Elas chegam pelo mar
“Contam os mais velhos que em noites sem lua, quando o escuro toma tudo e até pescador perde a vista, as Incriadas aparecem. Têm esse nome porque o povo de praia acredita que é nessas aparições que elas se criam, sendo sem pai nem mãe, paridas de si próprias, do barulho e da explosão. Alguns escutam o som da chegada, outros escutam nada, mas a pele sente um calor estranho. Há quem esteja na praia e enxergue a hora em que elas surgem do clarão. E de uma formam-se duas, e da água mais delas começam a se levantar.
Todos temem as Incriadas.
As Incriadas não temem nada nem ninguém.”
Elas chegam pelo mar é uma investigação sobre a Lenda das Incriadas, tradição oral dos povos de praia do nordeste brasileiro. Segundo a lenda, as Incriadas são monstras que se fabricam no profundo do mar e que, em noites de lua minguante, aparecem em flahs de luz na beira da água salgada. Assim, a obra mapeia as aparições destes seres ao longo do litoral, utilizando-se de fotografias, vídeos, coleta de objetos e de um estudo sonoro, que se dedica a elencar os sons que compõem os ambientes marinhos e praianos, pensando as ondas sonoras que se misturam tanto nesta autofabricação quanto na chegada das monstras à superfície.
Compostas de tudo que existe no mar, afetadas também pela urgência climática, pelas ilhas de lixo, vulcões marítimos, pela acidificação dos oceanos e pelos microplásticos, as Incriadas contrariam as ideias de um Nordeste brasileiro idílico com a história de terror com sua história, nos fazendo refletir também sobre os mistérios e as opacidades que povoam a mitologia dos povos de praia nordestinos.

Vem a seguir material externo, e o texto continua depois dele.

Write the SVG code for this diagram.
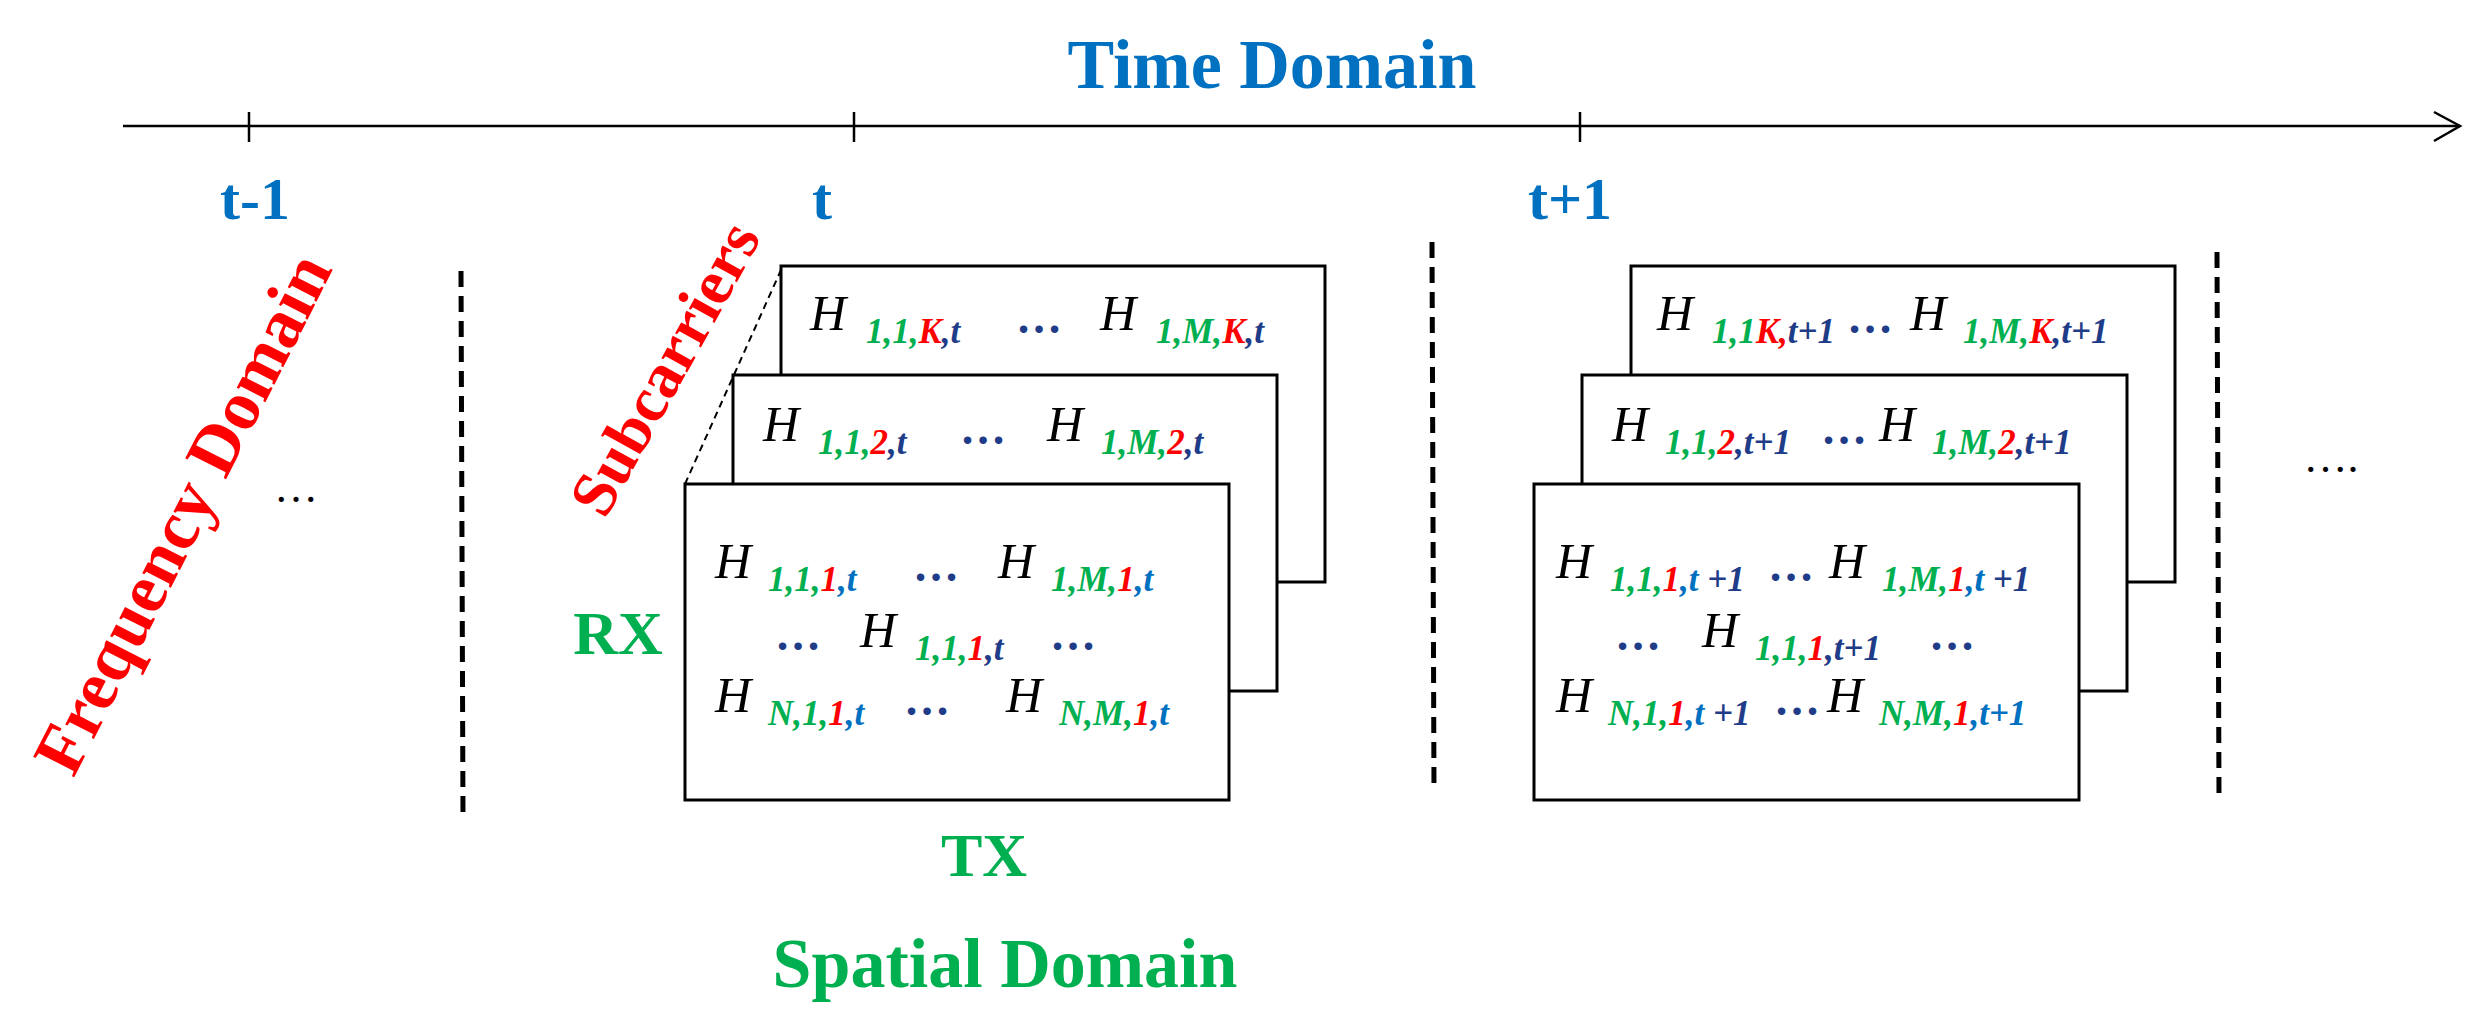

Em outra medida, pensar em uma ficção sobre monstras litorâneas nos questiona também sobre quais corpos têm lugar nas sociedades contemporâneas e quais precisam criar outros espaços de existência sem que sejam considerados aberrantes ou abjetos, se pensarmos o conceito de Dana Haraway de corpos inapropriados/veis – aqueles que habitam as fronteiras e não se encaixam em lugar algum.